_EXERCISE DESCRIPTION:_
Repeat exactly the lines between and including those that contain "Rebuild this chart" and "from matplotlib.lines import Line2D". Output no other line.

_AVAILABLE DATA:_
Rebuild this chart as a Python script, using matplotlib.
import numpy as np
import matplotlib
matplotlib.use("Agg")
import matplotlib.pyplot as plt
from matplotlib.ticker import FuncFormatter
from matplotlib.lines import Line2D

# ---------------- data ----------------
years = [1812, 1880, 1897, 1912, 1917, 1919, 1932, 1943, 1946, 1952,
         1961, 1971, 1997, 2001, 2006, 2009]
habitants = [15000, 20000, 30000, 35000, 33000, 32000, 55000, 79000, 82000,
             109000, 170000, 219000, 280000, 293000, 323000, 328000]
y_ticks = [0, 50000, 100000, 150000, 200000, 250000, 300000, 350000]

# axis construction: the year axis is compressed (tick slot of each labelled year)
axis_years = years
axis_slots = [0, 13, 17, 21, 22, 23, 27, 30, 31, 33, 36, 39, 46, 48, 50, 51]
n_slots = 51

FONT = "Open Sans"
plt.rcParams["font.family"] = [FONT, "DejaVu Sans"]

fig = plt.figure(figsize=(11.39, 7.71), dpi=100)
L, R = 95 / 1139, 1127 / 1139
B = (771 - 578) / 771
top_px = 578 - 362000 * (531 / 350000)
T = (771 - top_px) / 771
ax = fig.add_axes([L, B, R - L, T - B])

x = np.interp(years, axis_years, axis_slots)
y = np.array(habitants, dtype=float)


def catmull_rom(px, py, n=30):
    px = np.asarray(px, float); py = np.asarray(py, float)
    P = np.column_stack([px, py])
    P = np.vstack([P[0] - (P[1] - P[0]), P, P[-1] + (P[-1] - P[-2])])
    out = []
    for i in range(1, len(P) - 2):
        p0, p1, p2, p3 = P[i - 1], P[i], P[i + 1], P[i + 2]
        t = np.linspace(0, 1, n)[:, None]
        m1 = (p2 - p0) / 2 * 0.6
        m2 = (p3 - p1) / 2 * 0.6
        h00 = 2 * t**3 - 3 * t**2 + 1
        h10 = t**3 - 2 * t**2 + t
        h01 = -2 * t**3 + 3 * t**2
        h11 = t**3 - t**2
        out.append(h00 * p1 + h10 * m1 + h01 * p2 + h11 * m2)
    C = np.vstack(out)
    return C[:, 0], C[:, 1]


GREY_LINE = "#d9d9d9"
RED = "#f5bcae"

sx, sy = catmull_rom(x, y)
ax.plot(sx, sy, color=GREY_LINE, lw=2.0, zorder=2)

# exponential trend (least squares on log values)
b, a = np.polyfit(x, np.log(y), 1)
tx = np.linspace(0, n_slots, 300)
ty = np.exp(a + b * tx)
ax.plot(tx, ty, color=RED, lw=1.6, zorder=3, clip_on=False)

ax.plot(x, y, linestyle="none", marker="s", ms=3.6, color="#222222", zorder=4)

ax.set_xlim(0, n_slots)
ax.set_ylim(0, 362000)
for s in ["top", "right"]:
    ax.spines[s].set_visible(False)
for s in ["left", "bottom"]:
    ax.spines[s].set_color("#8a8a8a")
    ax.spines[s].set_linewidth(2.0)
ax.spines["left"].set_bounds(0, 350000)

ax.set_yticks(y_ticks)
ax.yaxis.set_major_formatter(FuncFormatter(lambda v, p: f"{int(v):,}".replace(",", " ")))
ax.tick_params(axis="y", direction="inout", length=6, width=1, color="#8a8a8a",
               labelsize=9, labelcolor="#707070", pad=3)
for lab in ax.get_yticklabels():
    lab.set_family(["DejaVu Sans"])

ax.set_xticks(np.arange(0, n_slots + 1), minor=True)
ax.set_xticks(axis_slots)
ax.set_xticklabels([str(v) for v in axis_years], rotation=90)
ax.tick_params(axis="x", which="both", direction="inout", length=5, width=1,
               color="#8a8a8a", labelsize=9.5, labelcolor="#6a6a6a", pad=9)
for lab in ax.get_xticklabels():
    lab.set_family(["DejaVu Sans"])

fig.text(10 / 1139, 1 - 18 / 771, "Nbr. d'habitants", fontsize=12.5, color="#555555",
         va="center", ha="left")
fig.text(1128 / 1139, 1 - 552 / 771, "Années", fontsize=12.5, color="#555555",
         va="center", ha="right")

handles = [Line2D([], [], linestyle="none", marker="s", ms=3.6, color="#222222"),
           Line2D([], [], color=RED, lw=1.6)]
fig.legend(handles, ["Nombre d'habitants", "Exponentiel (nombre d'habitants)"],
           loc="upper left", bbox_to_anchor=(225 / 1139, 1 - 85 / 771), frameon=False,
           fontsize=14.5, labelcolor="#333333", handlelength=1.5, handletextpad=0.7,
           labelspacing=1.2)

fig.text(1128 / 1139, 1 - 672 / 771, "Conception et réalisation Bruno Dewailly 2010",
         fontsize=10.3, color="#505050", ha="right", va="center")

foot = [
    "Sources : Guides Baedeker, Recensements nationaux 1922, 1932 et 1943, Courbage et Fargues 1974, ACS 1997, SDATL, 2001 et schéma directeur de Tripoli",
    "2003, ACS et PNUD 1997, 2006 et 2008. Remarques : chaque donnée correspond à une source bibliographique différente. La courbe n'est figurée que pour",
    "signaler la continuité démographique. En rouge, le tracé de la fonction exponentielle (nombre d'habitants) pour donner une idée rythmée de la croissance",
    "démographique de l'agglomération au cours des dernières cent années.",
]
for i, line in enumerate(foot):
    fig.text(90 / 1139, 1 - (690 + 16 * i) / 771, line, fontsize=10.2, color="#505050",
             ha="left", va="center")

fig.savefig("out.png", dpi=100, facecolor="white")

...

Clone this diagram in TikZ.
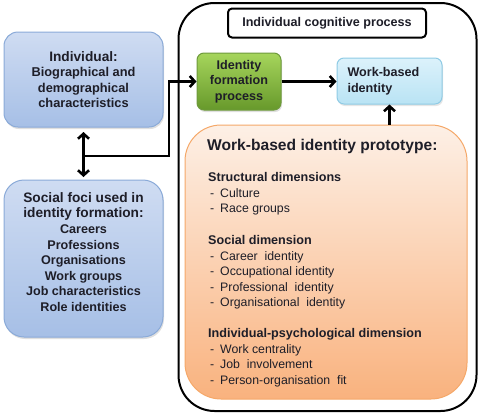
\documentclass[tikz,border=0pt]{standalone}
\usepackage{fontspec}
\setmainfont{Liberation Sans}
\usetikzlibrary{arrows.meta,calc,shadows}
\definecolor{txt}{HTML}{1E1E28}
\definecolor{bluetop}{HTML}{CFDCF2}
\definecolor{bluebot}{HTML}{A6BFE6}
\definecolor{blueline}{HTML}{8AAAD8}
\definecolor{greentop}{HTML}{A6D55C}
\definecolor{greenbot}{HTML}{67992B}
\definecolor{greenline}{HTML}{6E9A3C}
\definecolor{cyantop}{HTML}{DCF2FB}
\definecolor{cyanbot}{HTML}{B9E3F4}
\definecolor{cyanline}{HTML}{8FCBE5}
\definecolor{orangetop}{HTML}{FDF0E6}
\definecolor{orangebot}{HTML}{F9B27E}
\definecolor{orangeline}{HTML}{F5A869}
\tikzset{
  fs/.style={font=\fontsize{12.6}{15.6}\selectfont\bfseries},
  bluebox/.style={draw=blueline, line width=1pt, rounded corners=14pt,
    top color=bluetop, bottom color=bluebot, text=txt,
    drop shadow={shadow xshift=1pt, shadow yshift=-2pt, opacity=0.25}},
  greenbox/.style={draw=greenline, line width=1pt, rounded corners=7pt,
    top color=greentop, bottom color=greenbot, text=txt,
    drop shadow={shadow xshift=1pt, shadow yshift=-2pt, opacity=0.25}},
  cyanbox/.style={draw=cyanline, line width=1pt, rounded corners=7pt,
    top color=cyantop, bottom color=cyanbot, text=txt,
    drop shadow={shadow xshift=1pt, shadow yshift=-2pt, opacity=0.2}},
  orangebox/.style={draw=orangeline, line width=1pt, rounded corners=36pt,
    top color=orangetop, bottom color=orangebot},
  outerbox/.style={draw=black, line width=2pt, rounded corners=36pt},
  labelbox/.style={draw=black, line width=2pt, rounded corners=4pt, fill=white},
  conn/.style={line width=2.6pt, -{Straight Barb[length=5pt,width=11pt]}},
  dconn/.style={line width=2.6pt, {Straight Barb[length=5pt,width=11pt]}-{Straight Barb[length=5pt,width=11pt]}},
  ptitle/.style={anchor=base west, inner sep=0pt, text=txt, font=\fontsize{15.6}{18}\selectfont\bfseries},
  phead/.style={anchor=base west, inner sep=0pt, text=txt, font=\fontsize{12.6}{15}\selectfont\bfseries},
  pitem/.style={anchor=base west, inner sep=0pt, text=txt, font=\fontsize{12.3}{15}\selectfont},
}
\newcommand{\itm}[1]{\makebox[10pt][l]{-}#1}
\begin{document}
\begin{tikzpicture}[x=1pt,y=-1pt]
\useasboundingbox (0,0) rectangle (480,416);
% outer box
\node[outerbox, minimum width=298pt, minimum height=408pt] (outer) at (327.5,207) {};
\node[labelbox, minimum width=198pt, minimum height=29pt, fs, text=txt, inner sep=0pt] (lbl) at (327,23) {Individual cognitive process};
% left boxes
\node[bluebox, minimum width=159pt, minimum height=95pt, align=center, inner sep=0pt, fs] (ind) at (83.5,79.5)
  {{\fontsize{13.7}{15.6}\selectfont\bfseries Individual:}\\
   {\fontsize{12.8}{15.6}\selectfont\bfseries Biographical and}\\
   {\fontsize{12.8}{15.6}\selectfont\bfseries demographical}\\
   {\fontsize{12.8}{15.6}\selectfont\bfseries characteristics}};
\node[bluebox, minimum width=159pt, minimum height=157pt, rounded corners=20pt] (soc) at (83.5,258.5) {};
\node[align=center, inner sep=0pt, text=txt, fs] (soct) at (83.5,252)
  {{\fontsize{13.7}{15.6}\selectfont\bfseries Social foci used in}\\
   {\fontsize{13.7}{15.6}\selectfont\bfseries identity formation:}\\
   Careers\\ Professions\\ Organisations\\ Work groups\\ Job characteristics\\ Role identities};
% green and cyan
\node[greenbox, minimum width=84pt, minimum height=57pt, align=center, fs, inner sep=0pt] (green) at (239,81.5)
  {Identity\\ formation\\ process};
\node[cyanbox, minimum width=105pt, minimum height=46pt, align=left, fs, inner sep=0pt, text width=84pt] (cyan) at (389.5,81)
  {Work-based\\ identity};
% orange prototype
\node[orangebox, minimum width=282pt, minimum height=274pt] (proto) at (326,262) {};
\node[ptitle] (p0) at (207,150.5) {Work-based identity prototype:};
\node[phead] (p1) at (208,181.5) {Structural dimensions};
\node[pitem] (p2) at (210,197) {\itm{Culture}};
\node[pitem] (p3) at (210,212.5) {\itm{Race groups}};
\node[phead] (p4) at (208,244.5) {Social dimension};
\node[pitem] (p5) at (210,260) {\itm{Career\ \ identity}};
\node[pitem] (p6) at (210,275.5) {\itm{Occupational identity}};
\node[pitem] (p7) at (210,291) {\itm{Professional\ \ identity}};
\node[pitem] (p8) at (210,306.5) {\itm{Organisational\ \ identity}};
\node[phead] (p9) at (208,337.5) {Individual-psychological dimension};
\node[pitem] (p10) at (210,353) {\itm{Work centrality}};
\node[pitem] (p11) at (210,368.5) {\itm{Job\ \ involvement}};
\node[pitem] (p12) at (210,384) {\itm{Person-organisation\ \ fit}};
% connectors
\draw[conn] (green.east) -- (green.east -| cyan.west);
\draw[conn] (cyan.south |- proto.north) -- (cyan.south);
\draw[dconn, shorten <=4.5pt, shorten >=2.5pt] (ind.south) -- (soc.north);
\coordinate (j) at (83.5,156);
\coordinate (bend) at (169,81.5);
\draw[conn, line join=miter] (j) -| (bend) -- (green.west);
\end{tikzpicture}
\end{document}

_EXERCISE RESPONSE:_
Rebuild this chart as a Python script, using matplotlib.
import numpy as np
import matplotlib
matplotlib.use("Agg")
import matplotlib.pyplot as plt
from matplotlib.ticker import FuncFormatter
from matplotlib.lines import Line2D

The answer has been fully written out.